/---

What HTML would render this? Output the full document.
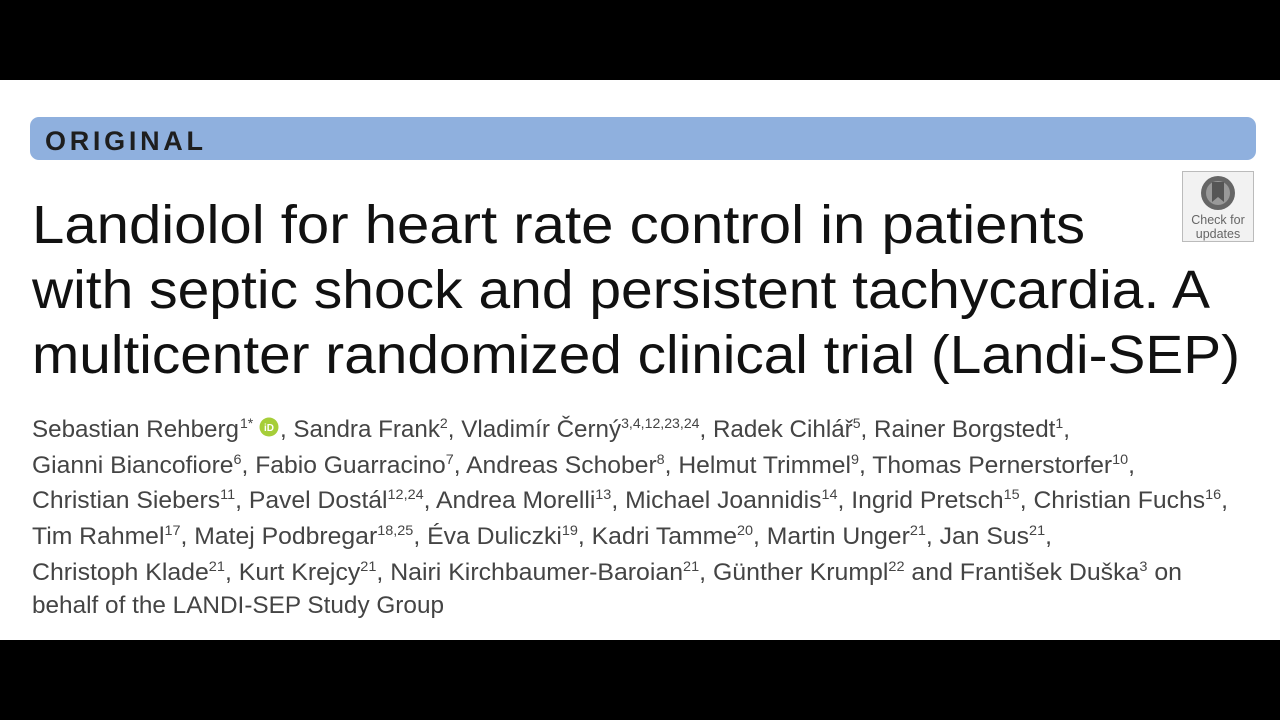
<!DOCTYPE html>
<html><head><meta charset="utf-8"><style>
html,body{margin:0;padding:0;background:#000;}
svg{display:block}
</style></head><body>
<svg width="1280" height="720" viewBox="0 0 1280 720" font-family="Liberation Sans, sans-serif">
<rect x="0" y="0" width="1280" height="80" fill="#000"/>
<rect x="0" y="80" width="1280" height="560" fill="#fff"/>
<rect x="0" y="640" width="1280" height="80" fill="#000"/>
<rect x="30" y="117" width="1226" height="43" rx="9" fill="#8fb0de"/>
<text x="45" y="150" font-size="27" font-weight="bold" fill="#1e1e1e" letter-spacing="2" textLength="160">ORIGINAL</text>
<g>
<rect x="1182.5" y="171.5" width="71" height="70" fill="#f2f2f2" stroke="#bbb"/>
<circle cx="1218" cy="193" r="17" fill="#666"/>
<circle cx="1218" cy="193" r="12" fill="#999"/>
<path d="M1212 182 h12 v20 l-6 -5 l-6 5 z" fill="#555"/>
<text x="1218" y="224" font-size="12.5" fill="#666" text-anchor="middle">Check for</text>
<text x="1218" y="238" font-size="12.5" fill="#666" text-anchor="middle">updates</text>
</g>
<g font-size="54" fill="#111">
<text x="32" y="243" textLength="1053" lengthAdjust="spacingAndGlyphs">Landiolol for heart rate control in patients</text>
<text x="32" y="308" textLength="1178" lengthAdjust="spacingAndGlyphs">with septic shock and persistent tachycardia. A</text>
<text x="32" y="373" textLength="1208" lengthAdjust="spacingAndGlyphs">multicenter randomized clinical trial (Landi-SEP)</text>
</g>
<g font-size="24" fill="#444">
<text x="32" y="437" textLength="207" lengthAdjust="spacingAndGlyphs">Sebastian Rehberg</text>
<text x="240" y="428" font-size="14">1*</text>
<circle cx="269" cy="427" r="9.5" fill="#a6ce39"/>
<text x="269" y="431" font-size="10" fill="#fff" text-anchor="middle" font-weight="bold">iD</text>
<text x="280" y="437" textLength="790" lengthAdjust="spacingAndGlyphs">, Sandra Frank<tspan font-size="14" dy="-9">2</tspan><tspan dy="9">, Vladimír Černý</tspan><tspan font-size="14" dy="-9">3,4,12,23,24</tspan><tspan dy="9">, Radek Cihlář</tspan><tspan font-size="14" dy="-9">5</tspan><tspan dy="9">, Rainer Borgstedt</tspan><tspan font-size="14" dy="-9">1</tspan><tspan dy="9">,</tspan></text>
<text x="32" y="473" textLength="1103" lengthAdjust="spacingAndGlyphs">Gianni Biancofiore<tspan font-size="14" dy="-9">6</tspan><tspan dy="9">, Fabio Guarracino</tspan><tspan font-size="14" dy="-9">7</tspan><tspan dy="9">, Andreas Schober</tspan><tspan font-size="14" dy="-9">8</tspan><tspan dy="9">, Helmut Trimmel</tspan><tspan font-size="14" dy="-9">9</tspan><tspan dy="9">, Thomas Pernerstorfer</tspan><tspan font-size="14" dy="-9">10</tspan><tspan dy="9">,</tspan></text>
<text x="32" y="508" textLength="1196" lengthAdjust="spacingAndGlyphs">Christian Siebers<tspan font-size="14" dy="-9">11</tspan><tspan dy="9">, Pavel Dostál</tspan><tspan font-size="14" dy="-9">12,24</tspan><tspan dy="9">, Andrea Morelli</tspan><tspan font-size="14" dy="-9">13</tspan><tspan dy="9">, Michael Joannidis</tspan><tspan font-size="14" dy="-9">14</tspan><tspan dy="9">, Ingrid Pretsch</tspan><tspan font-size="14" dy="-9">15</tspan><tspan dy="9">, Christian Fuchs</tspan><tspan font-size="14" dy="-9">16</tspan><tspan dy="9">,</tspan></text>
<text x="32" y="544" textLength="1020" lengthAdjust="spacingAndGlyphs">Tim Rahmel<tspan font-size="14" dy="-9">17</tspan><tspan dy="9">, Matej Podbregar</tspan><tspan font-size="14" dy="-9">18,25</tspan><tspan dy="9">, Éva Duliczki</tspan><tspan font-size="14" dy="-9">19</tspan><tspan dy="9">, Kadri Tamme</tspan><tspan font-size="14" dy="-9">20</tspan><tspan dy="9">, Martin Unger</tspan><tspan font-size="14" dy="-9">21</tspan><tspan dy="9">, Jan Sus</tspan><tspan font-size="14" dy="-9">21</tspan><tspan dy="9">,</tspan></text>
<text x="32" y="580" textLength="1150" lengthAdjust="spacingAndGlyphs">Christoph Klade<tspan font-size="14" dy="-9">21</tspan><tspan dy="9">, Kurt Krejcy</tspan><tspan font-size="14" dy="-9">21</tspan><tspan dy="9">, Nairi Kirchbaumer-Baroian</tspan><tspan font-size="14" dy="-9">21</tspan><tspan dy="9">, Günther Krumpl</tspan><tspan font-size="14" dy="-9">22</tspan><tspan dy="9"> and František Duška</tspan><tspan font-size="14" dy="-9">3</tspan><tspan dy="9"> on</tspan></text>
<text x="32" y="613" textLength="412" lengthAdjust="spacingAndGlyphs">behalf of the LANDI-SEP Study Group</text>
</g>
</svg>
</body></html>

\---

Make an exact reproduction of the listing above, without any pictures.

* **EXERCISE SOLUTION**:
What HTML would render this? Output the full document.
<!DOCTYPE html>
<html><head><meta charset="utf-8"><style>
html,body{margin:0;padding:0;background:#000;}
svg{display:block}
</style></head><body>
<svg width="1280" height="720" viewBox="0 0 1280 720" font-family="Liberation Sans, sans-serif">
<rect x="0" y="0" width="1280" height="80" fill="#000"/>
<rect x="0" y="80" width="1280" height="560" fill="#fff"/>
<rect x="0" y="640" width="1280" height="80" fill="#000"/>
<rect x="30" y="117" width="1226" height="43" rx="9" fill="#8fb0de"/>
<text x="45" y="150" font-size="27" font-weight="bold" fill="#1e1e1e" letter-spacing="2" textLength="160">ORIGINAL</text>
<g>
<rect x="1182.5" y="171.5" width="71" height="70" fill="#f2f2f2" stroke="#bbb"/>
<circle cx="1218" cy="193" r="17" fill="#666"/>
<circle cx="1218" cy="193" r="12" fill="#999"/>
<path d="M1212 182 h12 v20 l-6 -5 l-6 5 z" fill="#555"/>
<text x="1218" y="224" font-size="12.5" fill="#666" text-anchor="middle">Check for</text>
<text x="1218" y="238" font-size="12.5" fill="#666" text-anchor="middle">updates</text>
</g>
<g font-size="54" fill="#111">
<text x="32" y="243" textLength="1053" lengthAdjust="spacingAndGlyphs">Landiolol for heart rate control in patients</text>
<text x="32" y="308" textLength="1178" lengthAdjust="spacingAndGlyphs">with septic shock and persistent tachycardia. A</text>
<text x="32" y="373" textLength="1208" lengthAdjust="spacingAndGlyphs">multicenter randomized clinical trial (Landi-SEP)</text>
</g>
<g font-size="24" fill="#444">
<text x="32" y="437" textLength="207" lengthAdjust="spacingAndGlyphs">Sebastian Rehberg</text>
<text x="240" y="428" font-size="14">1*</text>
<circle cx="269" cy="427" r="9.5" fill="#a6ce39"/>
<text x="269" y="431" font-size="10" fill="#fff" text-anchor="middle" font-weight="bold">iD</text>
<text x="280" y="437" textLength="790" lengthAdjust="spacingAndGlyphs">, Sandra Frank<tspan font-size="14" dy="-9">2</tspan><tspan dy="9">, Vladimír Černý</tspan><tspan font-size="14" dy="-9">3,4,12,23,24</tspan><tspan dy="9">, Radek Cihlář</tspan><tspan font-size="14" dy="-9">5</tspan><tspan dy="9">, Rainer Borgstedt</tspan><tspan font-size="14" dy="-9">1</tspan><tspan dy="9">,</tspan></text>
<text x="32" y="473" textLength="1103" lengthAdjust="spacingAndGlyphs">Gianni Biancofiore<tspan font-size="14" dy="-9">6</tspan><tspan dy="9">, Fabio Guarracino</tspan><tspan font-size="14" dy="-9">7</tspan><tspan dy="9">, Andreas Schober</tspan><tspan font-size="14" dy="-9">8</tspan><tspan dy="9">, Helmut Trimmel</tspan><tspan font-size="14" dy="-9">9</tspan><tspan dy="9">, Thomas Pernerstorfer</tspan><tspan font-size="14" dy="-9">10</tspan><tspan dy="9">,</tspan></text>
<text x="32" y="508" textLength="1196" lengthAdjust="spacingAndGlyphs">Christian Siebers<tspan font-size="14" dy="-9">11</tspan><tspan dy="9">, Pavel Dostál</tspan><tspan font-size="14" dy="-9">12,24</tspan><tspan dy="9">, Andrea Morelli</tspan><tspan font-size="14" dy="-9">13</tspan><tspan dy="9">, Michael Joannidis</tspan><tspan font-size="14" dy="-9">14</tspan><tspan dy="9">, Ingrid Pretsch</tspan><tspan font-size="14" dy="-9">15</tspan><tspan dy="9">, Christian Fuchs</tspan><tspan font-size="14" dy="-9">16</tspan><tspan dy="9">,</tspan></text>
<text x="32" y="544" textLength="1020" lengthAdjust="spacingAndGlyphs">Tim Rahmel<tspan font-size="14" dy="-9">17</tspan><tspan dy="9">, Matej Podbregar</tspan><tspan font-size="14" dy="-9">18,25</tspan><tspan dy="9">, Éva Duliczki</tspan><tspan font-size="14" dy="-9">19</tspan><tspan dy="9">, Kadri Tamme</tspan><tspan font-size="14" dy="-9">20</tspan><tspan dy="9">, Martin Unger</tspan><tspan font-size="14" dy="-9">21</tspan><tspan dy="9">, Jan Sus</tspan><tspan font-size="14" dy="-9">21</tspan><tspan dy="9">,</tspan></text>
<text x="32" y="580" textLength="1150" lengthAdjust="spacingAndGlyphs">Christoph Klade<tspan font-size="14" dy="-9">21</tspan><tspan dy="9">, Kurt Krejcy</tspan><tspan font-size="14" dy="-9">21</tspan><tspan dy="9">, Nairi Kirchbaumer-Baroian</tspan><tspan font-size="14" dy="-9">21</tspan><tspan dy="9">, Günther Krumpl</tspan><tspan font-size="14" dy="-9">22</tspan><tspan dy="9"> and František Duška</tspan><tspan font-size="14" dy="-9">3</tspan><tspan dy="9"> on</tspan></text>
<text x="32" y="613" textLength="412" lengthAdjust="spacingAndGlyphs">behalf of the LANDI-SEP Study Group</text>
</g>
</svg>
</body></html>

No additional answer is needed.